The commentaries explain that Moshe would not personally transmit God's message to the entire people. He would delegate the task to the the elders of the community, so that it can be done in smaller manageable groups.

In this instance, however, God wanted every single person, young and old, men and women and even suckling children to be present and hear the laws personally from Moshe. It was "Hakhel", the gathering of the entire people.

Why? What is unique about these laws? The Ibn Ezra explains that the entire Ten Commandments appears in this sequence of laws, it is the essence of the Torah, and recalls the Giving of the Torah.
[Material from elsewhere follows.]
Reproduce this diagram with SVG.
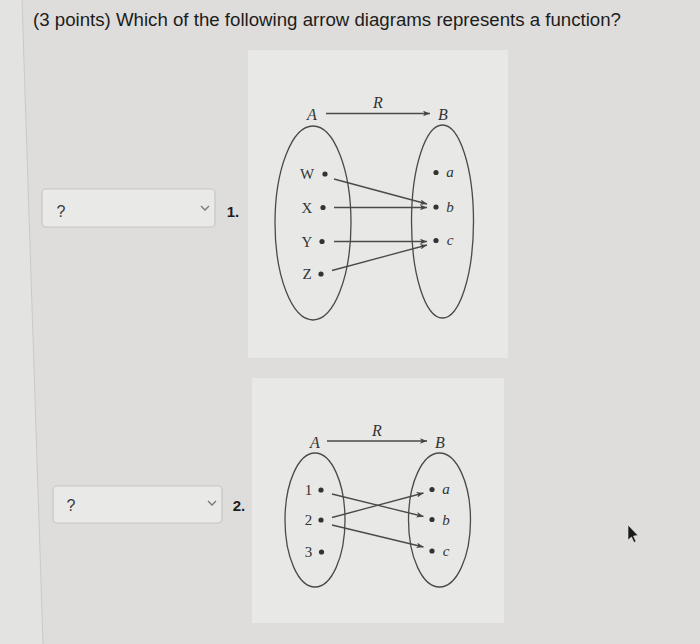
<svg xmlns="http://www.w3.org/2000/svg" width="700" height="644" viewBox="0 0 700 644">
<defs>
<marker id="ah" viewBox="0 0 10 8" refX="10" refY="4" markerWidth="7" markerHeight="5.6" markerUnits="userSpaceOnUse" orient="auto">
<path d="M0,0 L10,4 L0,8 L2.5,4 Z" fill="#444"/>
</marker>
<style>
.bg{fill:#dedddb}
.panel{fill:#e8e8e6}
.title{font-family:"Liberation Sans",Arial,sans-serif;font-size:17.5px;fill:#1c1c1c}
.q{font-family:"Liberation Sans",Arial,sans-serif;font-size:16px;fill:#3a3a3a;text-anchor:middle}
.num{font-family:"Liberation Sans",Arial,sans-serif;font-size:15px;font-weight:bold;fill:#1e1e1e;text-anchor:middle}
.box{fill:#e9e9e7;stroke:#c6c6c4;stroke-width:1.2}
.chev{fill:none;stroke:#777;stroke-width:1.3}
.set{fill:none;stroke:#4a4a4a;stroke-width:1.3}
.it{font-family:"Liberation Serif","Times New Roman",serif;font-style:italic;font-size:16px;fill:#333;text-anchor:middle}
.el{font-family:"Liberation Serif","Times New Roman",serif;font-size:15px;fill:#333;text-anchor:middle}
.eli{font-family:"Liberation Serif","Times New Roman",serif;font-style:italic;font-size:15px;fill:#333;text-anchor:middle}
.dot{fill:#333}
.arr{fill:none;stroke:#4a4a4a;stroke-width:1.3;marker-end:url(#ah)}
</style>
</defs>
<rect class="bg" x="0" y="0" width="700" height="644"/>
<polygon points="0,0 22,0 43,644 0,644" fill="#e3e3e1"/>
<line x1="22" y1="0" x2="43" y2="644" stroke="#c9c9c7" stroke-width="1"/>
<rect class="panel" x="248" y="50" width="260" height="308"/>
<rect class="panel" x="252" y="378" width="252" height="245"/>

<text class="title" x="33" y="26" textLength="588" lengthAdjust="spacingAndGlyphs">(3 points) Which of the following arrow diagrams represents a function?</text>

<g id="dropdown1">
<rect class="box" x="42" y="189" width="173" height="38" rx="4"/>
<text class="q" x="61" y="217">?</text>
<polyline class="chev" points="201,206 205,210 209,206"/>
<text class="num" x="233" y="217">1.</text>
</g>
<g id="dropdown2">
<rect class="box" x="53" y="486" width="169" height="37" rx="4"/>
<text class="q" x="71" y="511">?</text>
<polyline class="chev" points="208,501 212,505 216,501"/>
<text class="num" x="239" y="511">2.</text>
</g>

<g id="diagram1">
<g id="d1-labels">
<text class="it" x="312" y="120">A</text>
<text class="it" x="378" y="108">R</text>
<text class="it" x="443" y="120">B</text>
</g>
<g id="d1-setA">
<ellipse class="set" cx="313" cy="223" rx="38" ry="97"/>
<text class="el" x="307" y="179">W</text><circle class="dot" cx="325" cy="174" r="2.6"/>
<text class="el" x="307" y="212.5">X</text><circle class="dot" cx="323" cy="207.5" r="2.6"/>
<text class="el" x="307" y="246.5">Y</text><circle class="dot" cx="322" cy="241.5" r="2.6"/>
<text class="el" x="307" y="279">Z</text><circle class="dot" cx="321" cy="274" r="2.6"/>
</g>
<g id="d1-setB">
<ellipse class="set" cx="442.5" cy="221.5" rx="31" ry="96.5"/>
<circle class="dot" cx="436" cy="172.5" r="2.6"/><text class="eli" x="450" y="177">a</text>
<circle class="dot" cx="436" cy="207" r="2.6"/><text class="eli" x="450" y="212">b</text>
<circle class="dot" cx="436" cy="240.5" r="2.6"/><text class="eli" x="450" y="245">c</text>
</g>
<g id="d1-connectors">
<line class="arr" x1="326" y1="113.5" x2="430" y2="113.5"/>
<line class="arr" x1="334" y1="179" x2="427" y2="204"/>
<line class="arr" x1="334" y1="207.5" x2="427" y2="207.5"/>
<line class="arr" x1="334" y1="241.5" x2="427" y2="241.5"/>
<line class="arr" x1="332" y1="270.5" x2="427" y2="245"/>
</g>
</g>

<g id="diagram2">
<g id="d2-labels">
<text class="it" x="315" y="448">A</text>
<text class="it" x="377" y="436">R</text>
<text class="it" x="440" y="448">B</text>
</g>
<g id="d2-setA">
<ellipse class="set" cx="315" cy="520" rx="30" ry="67"/>
<text class="el" x="308.5" y="495">1</text><circle class="dot" cx="321" cy="490" r="2.6"/>
<text class="el" x="308.5" y="525">2</text><circle class="dot" cx="321" cy="520" r="2.6"/>
<text class="el" x="308.5" y="557">3</text><circle class="dot" cx="321.5" cy="552" r="2.6"/>
</g>
<g id="d2-setB">
<ellipse class="set" cx="439.5" cy="520" rx="31" ry="67"/>
<circle class="dot" cx="432" cy="489.5" r="2.6"/><text class="eli" x="446" y="494">a</text>
<circle class="dot" cx="432" cy="519.5" r="2.6"/><text class="eli" x="446" y="524.5">b</text>
<circle class="dot" cx="432" cy="551" r="2.6"/><text class="eli" x="446" y="555.5">c</text>
</g>
<g id="d2-connectors">
<line class="arr" x1="327" y1="441" x2="427" y2="441"/>
<line class="arr" x1="332" y1="494" x2="423.5" y2="516.5"/>
<line class="arr" x1="332" y1="517.5" x2="423.5" y2="493"/>
<line class="arr" x1="332" y1="525" x2="423.5" y2="547"/>
</g>
</g>

<polygon points="628,525 628,540 631.5,537 634,542.5 636,541.5 633.5,536 638,535.5" fill="#1a1a1a" stroke="#e8e8e6" stroke-width="0.6"/>
</svg>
Indeed, this section marks the epicentre of the Five Books of Moses, a sign that it is of great importance. Therefore, the entire people were assembled for this special gathering.

Nevertheless, this was not the only occassion that Moshe spoke: "to the entire congregation of the children of Israel".

"Moshe called the entire congregation of the children of Israel to assemble, and he said to them: '... the seventh day shall be holy for you...'" (Shemot 35:1-2).

Building the Mishkan
"Moshe spoke to the entire community of the children of Israel, saying: '...Take from yourselves an offering for the Lord...'" to build the Mishkan (ibid 4-5).

Note how the entire people had to present to hear about the "Holiness Code" (our Parsha), the sanctity of Shabbat and the building of the Mishkan.

Each of these gatherings introduced a different concept of holiness:

Shabbat - the sanctity of time; Mishkan- the sanctity of space; and Israel - the sanctity of the human being.

Note also how each concept becomes holy through its separation. The seventh day from the other six days of the week, the materials of the Mishkan through its separation from the people's other possessions, and the people through its different mode of behavior to the other nations.

All the people, the entire congregation of the children of Israel, were to understand that they were capable of achieving holiness in their lives; by separating from aspects of their routine, home and behavior.